Supreme Court of Kentucky
197 S.W.3d 98 (Ky. 2006)
In Fischer v. Fischer, Todd A. Fischer and his father, Richard Fischer, formed a partnership named D T Enterprises to purchase, lease, and sell real estate at a specific location in Kentucky. The partnership agreement included a buy-sell provision, which was later amended, requiring the surviving partner to purchase the decedent's interest for $50,000 upon a partner's death. Before Richard's death, he attempted to dissolve the partnership, claiming the buy-sell provision was unfair due to the property's increased value. After Richard's death, his estate, represented by his second wife, Jacquelyn Fischer, contended that Richard's letter dissolved the partnership, making the buy-sell provision unenforceable. The trial court granted summary judgment for Todd, enforcing the buy-sell provision, but the Court of Appeals reversed, stating the partnership was dissolved by Richard's letter. The Kentucky Supreme Court reviewed the case, ultimately reversing the Court of Appeals' decision.

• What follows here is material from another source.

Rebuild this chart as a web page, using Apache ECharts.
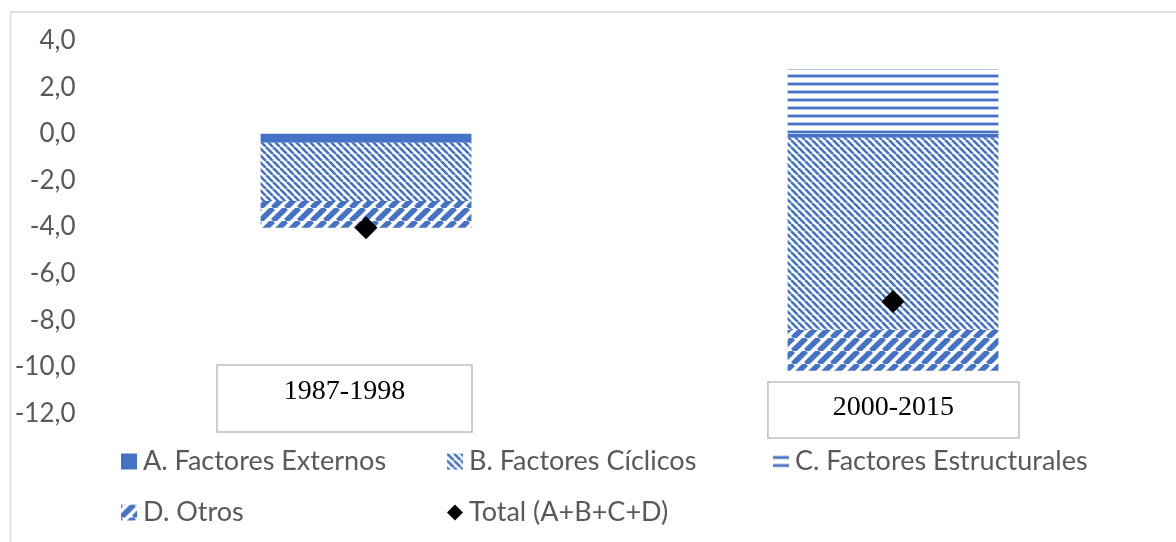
<!DOCTYPE html>
<html>
<head>
<meta charset="utf-8">
<script src="https://cdn.jsdelivr.net/npm/echarts@6/dist/echarts.min.js"></script>
<style>
  html, body { margin: 0; padding: 0; background: #fff; }
  #chart { width: 1176px; height: 542px; }
</style>
</head>
<body>
<div id="chart"></div>
<script>
// Periods and contribution of each group of factors
const periods = ['1987-1998', '2000-2015'];
const externos = [-0.38, -0.17];
const ciclicos = [-2.50, -8.25];
const estructurales = [0.0, 2.78];
const otros = [-1.15, -1.75];
const total = [-4.03, -7.20];

const yTicks = { min: -12, max: 4, interval: 2 };

const seriesNames = [
  'A. Factores Externos',
  'B. Factores Cíclicos',
  'C. Factores Estructurales',
  'D. Otros',
  'Total (A+B+C+D)'
];

const BLUE = '#4472C4';
const TEXT = '#595959';
const SANS = 'Lato, "Open Sans", sans-serif';

// Fill patterns drawn on small tiles
function tile(w, h, draw) {
  const c = document.createElement('canvas');
  c.width = w; c.height = h;
  const g = c.getContext('2d');
  g.fillStyle = '#ffffff';
  g.fillRect(0, 0, w, h);
  draw(g, w, h);
  return { image: c, repeat: 'repeat' };
}
const downStripes = tile(7, 7, (g, s) => {
  g.strokeStyle = BLUE; g.lineWidth = 2.6;
  for (let k = -1; k <= 1; k++) {
    g.beginPath(); g.moveTo(k * s, 0); g.lineTo(k * s + s, s); g.stroke();
  }
});
const upStripes = tile(13, 13, (g, s) => {
  g.strokeStyle = BLUE; g.lineWidth = 5.5;
  for (let k = -1; k <= 1; k++) {
    g.beginPath(); g.moveTo(k * s, s); g.lineTo(k * s + s, 0); g.stroke();
  }
});
const hLines = tile(8, 8, (g, w) => {
  g.fillStyle = '#b4c6e7'; g.fillRect(0, 2, w, 4);
  g.fillStyle = BLUE; g.fillRect(0, 3, w, 2);
});

const chart = echarts.init(document.getElementById('chart'), null, { renderer: 'canvas' });

function barSeries(name, data, color) {
  return {
    name, type: 'bar', stack: 'total', data,
    barWidth: '40%',
    itemStyle: { color },
    emphasis: { disabled: true }
  };
}

function legendAt(name, left, top, icon) {
  return {
    data: [{ name, icon }],
    left, top,
    padding: 0,
    itemWidth: 16, itemHeight: 16,
    textStyle: { color: TEXT, fontFamily: SANS, fontSize: 27, lineHeight: 18, padding: [0, 0, 0, 1] },
    selectedMode: false
  };
}

chart.setOption({
  animation: false,
  backgroundColor: '#ffffff',
  grid: { left: 102.5, right: 19.5, top: 40.7, bottom: 542 - 413.3, containLabel: false },
  xAxis: {
    type: 'category',
    data: periods,
    axisLine: { show: false },
    axisTick: { show: false },
    axisLabel: { show: false }
  },
  yAxis: {
    type: 'value',
    min: yTicks.min, max: yTicks.max, interval: yTicks.interval,
    axisLine: { show: false },
    axisTick: { show: false },
    splitLine: { show: false },
    axisLabel: {
      margin: 27,
      color: TEXT,
      fontFamily: SANS,
      fontSize: 26,
      formatter: v => v.toFixed(1).replace('.', ',')
    }
  },
  legend: [
    legendAt(seriesNames[0], 121, 448, 'rect'),
    legendAt(seriesNames[1], 447, 448, 'rect'),
    legendAt(seriesNames[2], 773, 448, 'rect'),
    legendAt(seriesNames[3], 121, 499, 'rect'),
    legendAt(seriesNames[4], 447, 499, 'diamond')
  ],
  series: [
    barSeries(seriesNames[0], externos, BLUE),
    barSeries(seriesNames[1], ciclicos, downStripes),
    barSeries(seriesNames[2], estructurales, hLines),
    barSeries(seriesNames[3], otros, upStripes),
    {
      name: seriesNames[4],
      type: 'scatter',
      data: total,
      symbol: 'diamond',
      symbolSize: 23,
      itemStyle: { color: '#000000', opacity: 1 },
      z: 5,
      emphasis: { disabled: true }
    }
  ]
});

// Framed period labels below the bars
const boxLayout = [
  { dx: -21.5, top: 365, width: 255, height: 67, textTop: 27 },
  { dx: 0.4, top: 382, width: 251, height: 56, textTop: 26 }
];
const boxes = periods.map((p, i) => {
  const cx = chart.convertToPixel({ xAxisIndex: 0 }, p) + boxLayout[i].dx;
  const b = boxLayout[i];
  return {
    type: 'group',
    children: [
      {
        type: 'rect',
        shape: { x: cx - b.width / 2, y: b.top, width: b.width, height: b.height },
        style: { fill: '#ffffff', stroke: '#bfbfbf', lineWidth: 1.5 },
        z: 10
      },
      {
        type: 'text',
        x: cx, y: b.top + b.textTop,
        style: {
          text: p, fill: '#000000',
          font: '28px "Liberation Serif", serif',
          textAlign: 'center', textVerticalAlign: 'middle'
        },
        z: 11
      }
    ]
  };
});

chart.setOption({
  graphic: [
    {
      type: 'rect',
      shape: { x: 10.5, y: 12, width: 1300, height: 700 },
      style: { fill: 'none', stroke: '#d9d9d9', lineWidth: 1.5 },
      silent: true
    },
    ...boxes
  ]
});
</script>
</body>
</html>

The main issue was whether Richard Fischer's letter effectively dissolved the partnership, rendering the buy-sell provision unenforceable.
The Kentucky Supreme Court reversed the decision of the Court of Appeals and reinstated the judgment of the Boone Circuit Court, finding that the partnership was not dissolved by Richard Fischer's letter and the buy-sell provision remained enforceable.
The Kentucky Supreme Court reasoned that the partnership agreement was for a particular undertaking, involving the buying, leasing, and selling of a specific property, which could be completed at some point in the future. The court found that Richard Fischer's letter did not effectively dissolve the partnership because it relied on incorrect statutory authority and did not manifest an unequivocal intent to dissolve the partnership. The court further noted that because the partnership was for a particular undertaking, it could not be rightfully dissolved at will under the applicable statute. As the winding up of the partnership's affairs was not completed prior to Richard's death, the buy-sell provision remained in effect, and Todd A. Fischer was entitled to enforce it.